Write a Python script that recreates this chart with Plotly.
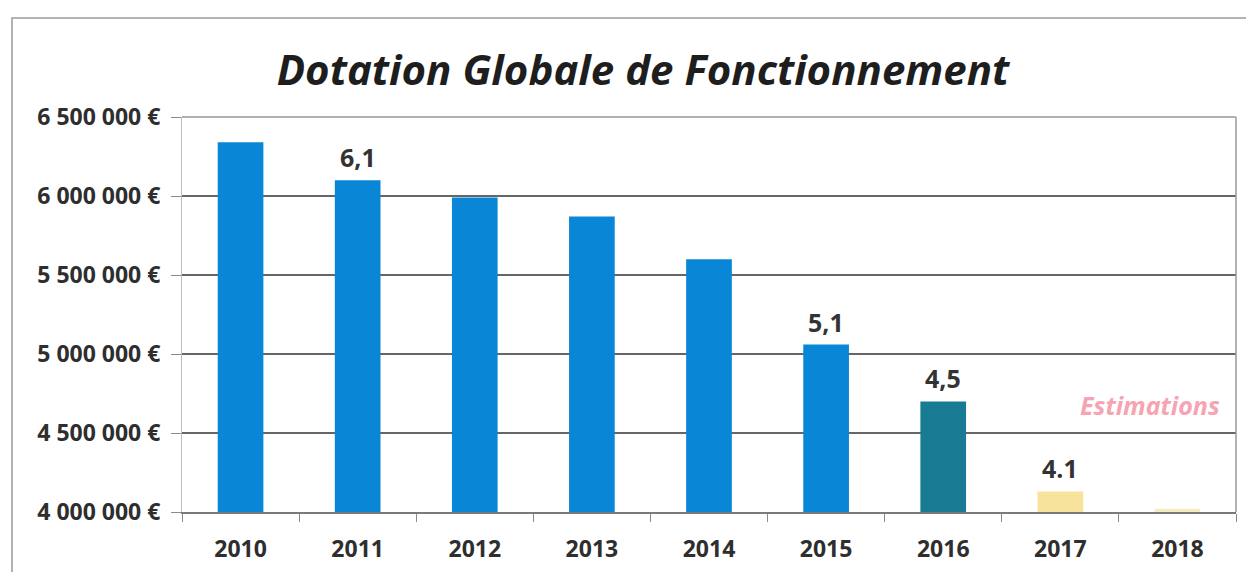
import plotly.graph_objects as go

years = ["2010", "2011", "2012", "2013", "2014", "2015", "2016", "2017", "2018"]
values = [6340000, 6100000, 5990000, 5870000, 5600000, 5060000, 4700000, 4130000, 4020000]
bar_colors = ["#0a86d6", "#0a86d6", "#0a86d6", "#0a86d6", "#0a86d6", "#0a86d6",
              "#187b93", "#f8e39c", "#f6ecc4"]
value_labels = ["", "6,1", "", "", "", "5,1", "4,5", "4.1", ""]
y_ticks = [4000000, 4500000, 5000000, 5500000, 6000000, 6500000]
y_tick_text = ["4 000 000 €", "4 500 000 €", "5 000 000 €", "5 500 000 €", "6 000 000 €", "6 500 000 €"]

font_family = "Open Sans, Lato, sans-serif"

fig = go.Figure()
fig.add_trace(go.Bar(
    x=years, y=values, marker=dict(color=bar_colors, line=dict(width=0)),
    hoverinfo="x+y",
))

# category axis: annotation x given as category index
for i, (v, lab) in enumerate(zip(values, value_labels)):
    if lab:
        fig.add_annotation(x=i, y=v, xref="x", yref="y", text="<b>" + lab + "</b>", showarrow=False,
                           yanchor="bottom", yshift=4,
                           font=dict(family=font_family, size=25, color="#333333"))

fig.add_annotation(xref="paper", yref="paper", x=0.987, y=0.271, text="<b><i>Estimations</i></b>",
                   showarrow=False, xanchor="right", yanchor="middle",
                   font=dict(family=font_family, size=25, color="#f6a3b2"))

W, H = 1246, 564
fig.update_layout(
    width=W, height=H,
    margin=dict(l=174, r=18, t=109, b=60, autoexpand=False),
    paper_bgcolor="white", plot_bgcolor="white",
    bargap=0.61,
    showlegend=False,
    title=dict(text="<b><i>Dotation Globale de Fonctionnement</i></b>", x=(643 - 8) / W, xanchor="center",
               y=1 - (70 - 8) / H, yanchor="middle",
               font=dict(family=font_family, size=42, color="#1e1e1e")),
    font=dict(family=font_family, color="#2e2e2e"),
    xaxis=dict(
        type="category", categoryorder="array", categoryarray=years,
        range=[-0.5, len(years) - 0.5], automargin=False,
        showline=True, linecolor="#7a7a7a", linewidth=2,
        ticks="outside", ticklen=8, tickcolor="#8a8a8a", tickson="boundaries",
        tickfont=dict(family=font_family, size=23, color="#2e2e2e"),
        ticklabelstandoff=15,
    ),
    yaxis=dict(
        range=[4000000, 6500000], tickvals=y_ticks, ticktext=y_tick_text, automargin=False,
        showgrid=True, gridcolor="#666666", gridwidth=2,
        showline=True, linecolor="#bdbdbd", linewidth=1,
        ticks="outside", ticklen=10, tickcolor="#8a8a8a",
        tickfont=dict(family=font_family, size=23, color="#2e2e2e"),
        ticklabelstandoff=6, zeroline=False,
    ),
)
fig.update_xaxes(tickfont_weight="bold")
fig.update_yaxes(tickfont_weight="bold")

# right border of plot area and outer frame
fig.add_shape(type="line", xref="paper", yref="paper", x0=1, x1=1, y0=0, y1=1,
              line=dict(color="#9a9a9a", width=1.5))
fig.add_shape(type="line", xref="paper", yref="paper", x0=0, x1=1, y0=1, y1=1,
              line=dict(color="#b0b0b0", width=2))
fig.add_shape(type="rect", xref="paper", yref="paper", x0=-0.1613, x1=1.0133, y0=-0.16, y1=1.2506,
              line=dict(color="#9a9a9a", width=1.5))

fig.write_html("out.html")
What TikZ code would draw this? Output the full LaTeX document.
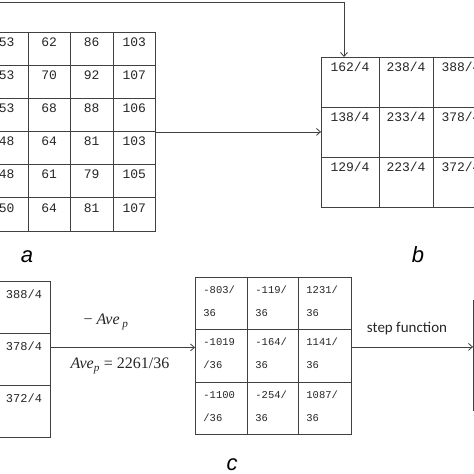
\documentclass[tikz,border=0pt]{standalone}
\usepackage{fontspec}
\setmainfont{Liberation Serif}
\newfontfamily\monof{Liberation Mono}
\newfontfamily\calib{Carlito}
\newfontfamily\arialf{Liberation Sans}
\usetikzlibrary{arrows.meta,calc}
\definecolor{ln}{HTML}{404040}
\definecolor{tx}{HTML}{262626}
\newcommand\ccell[5]{%
  \node[cellC] (#5-1) at (#1+8,#2+13) {#3};
  \node[cellC] (#5-2) at (#1+8,#2+36) {#4};}
\begin{document}
\begin{tikzpicture}[x=1pt,y=-1pt, color=ln, line width=0.8pt,
  arr/.style={-{Straight Barb[length=4pt,width=7pt]}},
  tabbox/.style={draw=ln, line width=0.8pt, inner sep=0pt, anchor=north west},
  cellA/.style={font=\monof\fontsize{13}{15}\selectfont, inner sep=0pt, text=tx},
  cellD/.style={font=\monof\fontsize{12}{14}\selectfont, inner sep=0pt, text=tx},
  cellC/.style={font=\monof\fontsize{10.5}{12}\selectfont, inner sep=0pt, text=tx, anchor=west},
  lab/.style={font=\arialf\itshape\fontsize{22}{24}\selectfont, text=black},
  mth/.style={font=\fontsize{16}{18}\selectfont, text=tx}]
\useasboundingbox (0,0) rectangle (474,474);
\clip (0,0) rectangle (474,474);

% ---- table a ----
\node[tabbox, minimum width=169.5pt, minimum height=199pt] (A) at (-14.5,32) {};
\foreach \x in {28,70.5,113} \draw (\x,32) -- (\x,231);
\foreach \y in {65.2,98.3,131.5,164.7,197.8} \draw (-14.5,\y) -- (155,\y);
\foreach \row [count=\r from 0] in {{53,62,86,103},{53,70,92,107},{53,68,88,106},{48,64,81,103},{48,61,79,105},{50,64,81,107}}{
  \foreach \v [count=\c from 0] in \row {
    \node[cellA] (a-\r-\c) at ({-14.5+42.5*(\c+0.5)},{32+33.17*\r+10}) {\v};
  }
}

% ---- table b ----
\node[tabbox, minimum width=170pt, minimum height=150pt] (B) at (321,57) {};
\foreach \x in {379,433} \draw (\x,57) -- (\x,207);
\foreach \y in {107,157} \draw (321,\y) -- (491,\y);
\foreach \row [count=\r from 0] in {{162/4,238/4,388/4},{138/4,233/4,378/4},{129/4,223/4,372/4}}{
  \foreach \v [count=\c from 0] in \row {
    \pgfmathsetmacro\cx{{350,406,461}[\c]}
    \node[cellA] (b-\r-\c) at (\cx,{57+50*\r+10}) {\v};
  }
}

% connectors a -> b
\coordinate (ts) at (-5,2);
\draw[arr] (ts) -| ([xshift=23pt]B.north west);
\draw[arr] (A.east) -- (A.east -| B.west);

\node[lab] (la) at (27,257) {a};
\node[lab] (lb) at (418,255) {b};
\node[lab] (lc) at (232,465) {c};

% ---- table d (left, partial) ----
\node[tabbox, minimum width=70pt, minimum height=156pt] (D) at (-20,281) {};
\foreach \y in {333,385} \draw (-20,\y) -- (50,\y);
\node[cellD] (d-0) at (24,294) {388/4};
\node[cellD] (d-1) at (24,346) {378/4};
\node[cellD] (d-2) at (24,398) {372/4};

% ---- table c ----
\node[tabbox, minimum width=156pt, minimum height=157pt] (C) at (195,277) {};
\foreach \x in {247,298} \draw (\x,277) -- (\x,434);
\foreach \y in {329,382} \draw (195,\y) -- (351,\y);
\ccell{195}{277}{-803/}{36}{c00}
\ccell{247}{277}{-119/}{36}{c01}
\ccell{298}{277}{1231/}{36}{c02}
\ccell{195}{329}{-1019}{/36}{c10}
\ccell{247}{329}{-164/}{36}{c11}
\ccell{298}{329}{1141/}{36}{c12}
\ccell{195}{382}{-1100}{/36}{c20}
\ccell{247}{382}{-254/}{36}{c21}
\ccell{298}{382}{1087/}{36}{c22}

% connector d -> c
\draw[arr] ([yshift=12pt]D.east) -- ([yshift=12pt]D.east -| C.west);
\node[mth] (m1) at (106,322) {−\ \textit{Ave}\,\textsubscript{\textit{p}}};
\node[mth] (m2) at (120,366) {\textit{Ave}\textsubscript{\textit{p}} = 2261/36};

% ---- table e (right edge only) ----
\node[tabbox, minimum width=40pt, minimum height=109pt, line width=1.5pt] (E) at (473,300) {};
\draw[arr] ([yshift=9pt]C.east) -- ([yshift=9pt]C.east -| E.west);
\node[font=\calib\fontsize{15}{17}\selectfont, text=tx] (sf) at (407,329) {step function};
\end{tikzpicture}
\end{document}
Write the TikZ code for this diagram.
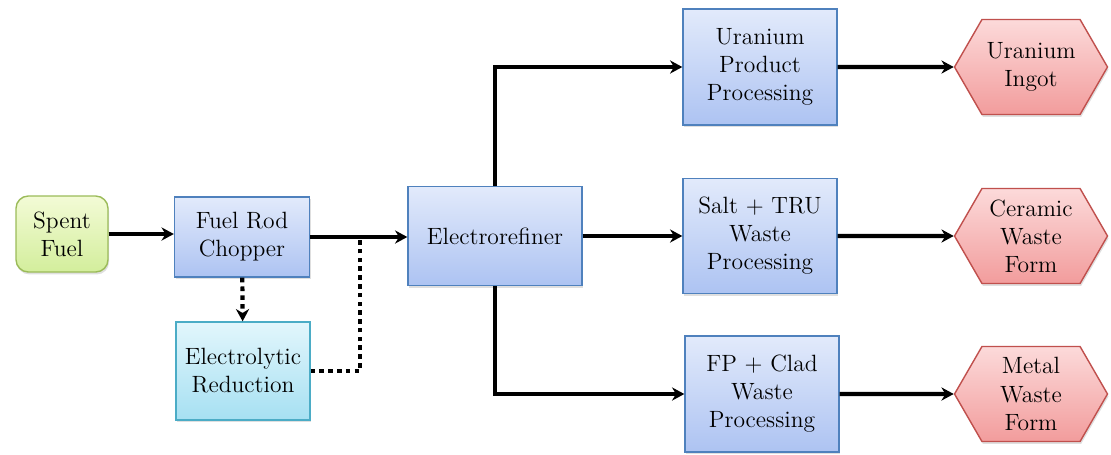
\documentclass[tikz,border=0pt]{standalone}
\usetikzlibrary{arrows.meta,shapes.symbols,shadows}
\definecolor{blueline}{HTML}{4F81BD}
\definecolor{bluetop}{HTML}{E2EAFB}
\definecolor{bluebot}{HTML}{ADC3F2}
\definecolor{cyanline}{HTML}{4BACC6}
\definecolor{cyantop}{HTML}{E2F6FC}
\definecolor{cyanbot}{HTML}{A6E0F2}
\definecolor{redline}{HTML}{C0504D}
\definecolor{redtop}{HTML}{FCDADA}
\definecolor{redbot}{HTML}{F29C9C}
\definecolor{greenline}{HTML}{9BBB59}
\definecolor{greentop}{HTML}{F3FBD6}
\definecolor{greenbot}{HTML}{D3EE9C}
\begin{document}
\begin{tikzpicture}[x=0.02cm,y=-0.02cm,
    every node/.style={font=\fontsize{13.4}{16}\selectfont, align=center, text=black, inner sep=0pt},
    shade box/.style={line width=0.8pt, drop shadow={opacity=0.25, shadow xshift=0.6pt, shadow yshift=-1.4pt}},
    procbox/.style={shade box, draw=blueline, top color=bluetop, bottom color=bluebot},
    redbox/.style={shade box, draw=cyanline, top color=cyantop, bottom color=cyanbot},
    feedbox/.style={shade box, draw=greenline, top color=greentop, bottom color=greenbot, rounded corners=7pt},
    formbox/.style={shade box, draw=redline, top color=redtop, bottom color=redbot, signal, signal to=east and west, signal pointer angle=120, minimum width=3.06cm, minimum height=1.9cm},
    flow/.style={line width=2.4pt, -{Stealth[length=7pt,width=7.5pt]}},
    dotflow/.style={line width=2.4pt, dash pattern=on 2.6pt off 2.4pt}]
    \useasboundingbox (0,0) rectangle (1111,454);
    % feed and head end
    \node[feedbox, minimum width=1.84cm, minimum height=1.52cm] (spent) at (62,234) {Spent\\Fuel};
    \node[procbox, minimum width=2.7cm, minimum height=1.6cm] (chopper) at (242,237) {Fuel Rod\\Chopper};
    \node[redbox, minimum width=2.68cm, minimum height=1.96cm] (redox) at (243,371) {Electrolytic\\Reduction};
    \node[procbox, minimum width=3.48cm, minimum height=1.98cm] (refiner) at (495,236) {Electrorefiner};
    % product and waste streams
    \node[procbox, minimum width=3.08cm, minimum height=2.32cm] (uprod) at (760,67) {Uranium\\Product\\Processing};
    \node[procbox, minimum width=3.08cm, minimum height=2.3cm] (saltw) at (760,236) {Salt + TRU\\Waste\\Processing};
    \node[procbox, minimum width=3.08cm, minimum height=2.32cm] (fpw) at (762,394) {FP + Clad\\Waste\\Processing};
    \node[formbox] (ingot) at (1031,67) {Uranium\\Ingot};
    \node[formbox] (ceramic) at (1031,236) {Ceramic\\Waste\\Form};
    \node[formbox] (metal) at (1031,394) {Metal\\Waste\\Form};
    \coordinate (joint) at (360,237);
    % connectors
    \draw[flow] (spent) -- (spent -| chopper.west);
    \draw[flow] (chopper.east) -- (chopper.east -| refiner.west);
    \draw[dotflow, -{Stealth[length=7pt,width=7.5pt]}] (chopper) -- (redox);
    \draw[dotflow] (redox.east) -| (joint);
    \draw[flow] (refiner.north) |- (uprod.west);
    \draw[flow] (refiner) -- (saltw);
    \draw[flow] (refiner.south) |- (fpw.west);
    \draw[flow] (uprod) -- (ingot);
    \draw[flow] (saltw) -- (ceramic);
    \draw[flow] (fpw) -- (metal);
\end{tikzpicture}
\end{document}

Exercise directions –
Copy out every line where the word "code" occurs.

Written response –
What TikZ code would draw this? Output the full LaTeX document.
Write the TikZ code for this diagram.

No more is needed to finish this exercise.